Hay que saber
ponerse al lado de quien llora y echar nuestro brazo sobre sus hombros para
hacerle sentir el cálido apoyo de nuestro afecto.
Por: Jaime Nubiola | Fuente: Almudi/filosofiaparaelsigloXXI.wordpress.com.
Hace muchos años leí que la cantidad de lágrimas
en el universo era una constante: cada vez que alguien −fuera un niño o un
adulto− dejaba de llorar, otro a su vez rompía en llanto. Me impresionó la
afirmación y quizá por ello se grabó en mi memoria, aunque no recuerde ya el
autor de la frase. Por supuesto, no es posible comprobar la exactitud de la
tesis, pero sí que anima a pensar sobre el valor de las lágrimas en la vida
humana y el papel decisivo del consuelo.
Puede haber −de hecho hay− lágrimas de
felicidad, pero casi siempre que los seres humanos lloramos no es por alegría.
Los niños lloran cuando se caen, cuando algo les duele, cuando reclaman la
atención de sus padres. Los mayores no solemos llorar por el dolor físico
−además tomamos analgésicos−, sino por el dolor moral: la
ingratitud, la incomprensión, la injusticia y, en general, todo aquello que nos
haga sufrir, en especial, si es causado por las personas que queremos. Sobre
todo lloramos cuando mueren los padres, los hermanos, el cónyuge, los hijos,
los amigos. Aunque sigan viviendo en nuestro corazón y en nuestra memoria,
lloramos su ausencia que nos priva para siempre de su trato y de su amable
compañía.
No me importa reconocer que a mí se me saltan
las lágrimas cuando veo el telediario en la televisión y no es por los
políticos −con esas actuaciones a veces realmente penosas−, sino por la
exhibición del sufrimiento ajeno que mueve a la compasión: la madre que llora con su hijo muerto en brazos, los
refugiados que huyen con sus niños de grandes ojos tristes y tantas otras
penalidades que llenan las pantallas a diario.
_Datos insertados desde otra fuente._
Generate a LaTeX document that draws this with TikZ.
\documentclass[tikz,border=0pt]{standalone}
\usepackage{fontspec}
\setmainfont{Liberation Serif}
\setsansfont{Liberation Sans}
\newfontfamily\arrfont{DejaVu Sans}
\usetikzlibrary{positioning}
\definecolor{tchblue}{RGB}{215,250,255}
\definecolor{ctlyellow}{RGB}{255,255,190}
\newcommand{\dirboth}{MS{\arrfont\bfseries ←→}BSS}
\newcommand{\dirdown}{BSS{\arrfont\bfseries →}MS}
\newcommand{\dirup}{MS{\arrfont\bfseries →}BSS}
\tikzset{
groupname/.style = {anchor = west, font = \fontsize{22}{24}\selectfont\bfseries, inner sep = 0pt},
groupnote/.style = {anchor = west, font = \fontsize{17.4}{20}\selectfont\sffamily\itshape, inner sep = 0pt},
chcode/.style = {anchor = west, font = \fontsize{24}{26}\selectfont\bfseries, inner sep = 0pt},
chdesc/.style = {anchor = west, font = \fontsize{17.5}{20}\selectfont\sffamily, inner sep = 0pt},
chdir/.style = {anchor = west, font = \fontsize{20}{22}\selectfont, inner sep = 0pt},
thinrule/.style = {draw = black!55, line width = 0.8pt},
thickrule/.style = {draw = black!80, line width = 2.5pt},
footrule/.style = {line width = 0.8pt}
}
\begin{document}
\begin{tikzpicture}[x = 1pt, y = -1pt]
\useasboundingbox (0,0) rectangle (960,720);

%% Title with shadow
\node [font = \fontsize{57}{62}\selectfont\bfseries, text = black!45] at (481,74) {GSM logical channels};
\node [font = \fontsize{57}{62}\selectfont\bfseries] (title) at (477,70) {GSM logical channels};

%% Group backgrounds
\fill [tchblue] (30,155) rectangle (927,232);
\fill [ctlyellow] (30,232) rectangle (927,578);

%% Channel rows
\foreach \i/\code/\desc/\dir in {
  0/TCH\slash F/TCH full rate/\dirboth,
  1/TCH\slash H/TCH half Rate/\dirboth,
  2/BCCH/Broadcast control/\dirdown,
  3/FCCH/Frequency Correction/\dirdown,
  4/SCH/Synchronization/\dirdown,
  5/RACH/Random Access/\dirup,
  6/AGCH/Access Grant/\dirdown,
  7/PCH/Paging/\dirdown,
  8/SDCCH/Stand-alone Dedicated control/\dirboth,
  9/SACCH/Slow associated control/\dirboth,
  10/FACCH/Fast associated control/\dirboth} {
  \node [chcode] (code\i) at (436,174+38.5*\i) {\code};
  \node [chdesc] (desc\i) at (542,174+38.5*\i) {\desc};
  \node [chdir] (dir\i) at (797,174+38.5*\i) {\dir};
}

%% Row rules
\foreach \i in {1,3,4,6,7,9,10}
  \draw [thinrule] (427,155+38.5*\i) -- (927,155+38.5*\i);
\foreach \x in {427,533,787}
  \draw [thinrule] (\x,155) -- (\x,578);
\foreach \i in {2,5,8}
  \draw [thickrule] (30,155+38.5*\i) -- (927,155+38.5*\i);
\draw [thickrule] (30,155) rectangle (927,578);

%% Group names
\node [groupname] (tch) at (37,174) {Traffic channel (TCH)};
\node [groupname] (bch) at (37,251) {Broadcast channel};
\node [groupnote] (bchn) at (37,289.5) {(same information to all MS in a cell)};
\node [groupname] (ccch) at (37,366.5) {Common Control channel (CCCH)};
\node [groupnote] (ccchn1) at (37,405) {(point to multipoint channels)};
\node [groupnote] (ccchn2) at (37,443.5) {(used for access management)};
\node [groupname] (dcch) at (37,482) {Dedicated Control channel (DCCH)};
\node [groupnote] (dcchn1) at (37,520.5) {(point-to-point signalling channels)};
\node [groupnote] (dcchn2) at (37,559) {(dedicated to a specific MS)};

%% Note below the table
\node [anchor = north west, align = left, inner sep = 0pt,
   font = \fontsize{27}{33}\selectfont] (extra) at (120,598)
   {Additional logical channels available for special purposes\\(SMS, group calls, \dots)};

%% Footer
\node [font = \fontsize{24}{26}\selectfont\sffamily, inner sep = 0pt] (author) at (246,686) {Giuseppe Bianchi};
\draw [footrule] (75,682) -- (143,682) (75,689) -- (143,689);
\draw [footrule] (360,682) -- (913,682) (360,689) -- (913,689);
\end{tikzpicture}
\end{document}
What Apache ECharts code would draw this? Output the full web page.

En muchas ocasiones las lágrimas son
contagiosas, pero cuando es uno solo quien llora casi siempre es —al menos así
me parece a mí— porque sus palabras no son capaces de expresar todos los
sentimientos que alberga en su corazón en aquel momento. Por eso siempre animo
a quienes me cuentan sus penas a poner por escrito las cosas que les preocupan
y hacen sufrir, para después poder leerlas a corazón abierto con alguna persona
de su confianza. Se trata −suelo decir− de convertir las lágrimas en tinta y de
esa forma la intimidad se ensancha, se airea, se esponja y, además, casi
siempre se alivia un poco la pena.
Hace unos días me llegaba un dibujo de Mafalda en la que se la veía llorando y decía algo
así: “No lloro, simplemente estoy lavando
recuerdos”. Efectivamente a menudo las lágrimas tienen un maravilloso
efecto purificador de la memoria. Lo vemos tantas veces en los niños −y en los
adultos− que, llenos de arrepentimiento, piden perdón con ojos llorosos
diciendo que no lo harán más. Esas son lágrimas buenas, que −por así decir− lavan
la acción, purifican a su autor y llevan al olvido la acción lamentable que
hubiera cometido.
No quiero recurrir a la manida frase de “los hombres no lloran” con la que sigue reprimiéndose
la expresividad emotiva de tantos niños varones en todo el mundo. Llorar −suele
decírseles− es “cosa de niñas”. Como se
afirma a veces en Estados Unidos: “men repress,
women express”, los hombres reprimen sus lágrimas, mientras que las
mujeres expresan sus emociones con ellas. De hecho cuando se ve a Obama
llorando en un discurso a algunos les parece un recurso teatral semejante
quizás a las lágrimas de cocodrilo.
A mí siempre me impresionan las lágrimas. Me
parece importante valorarlas y aprender a consolar a quien llora. Hay que saber
ponerse a su lado y echar nuestro brazo sobre sus hombros para hacerle sentir
el cálido apoyo de nuestro afecto, ofreciéndole, si fuera preciso, un clínex o
nuestro pañuelo limpio. Acompañar a quien llora nos dice mucho de la capacidad
de consuelo que aporta el cariño: no es cuestión de
palabras, basta con estar al lado. No es vergonzoso llorar, es una señal
de que tenemos un corazón tan grande que no puede expresarse solo con simples
palabras. No hay que reprimir las lágrimas: muchas veces es una verdadera
necesidad. Y, sobre todo, la persona que llora está gritando con sus hipidos
que necesita nuestro consuelo, esto es, que necesita sentir el apoyo de nuestra
comprensión y de nuestro acompañamiento.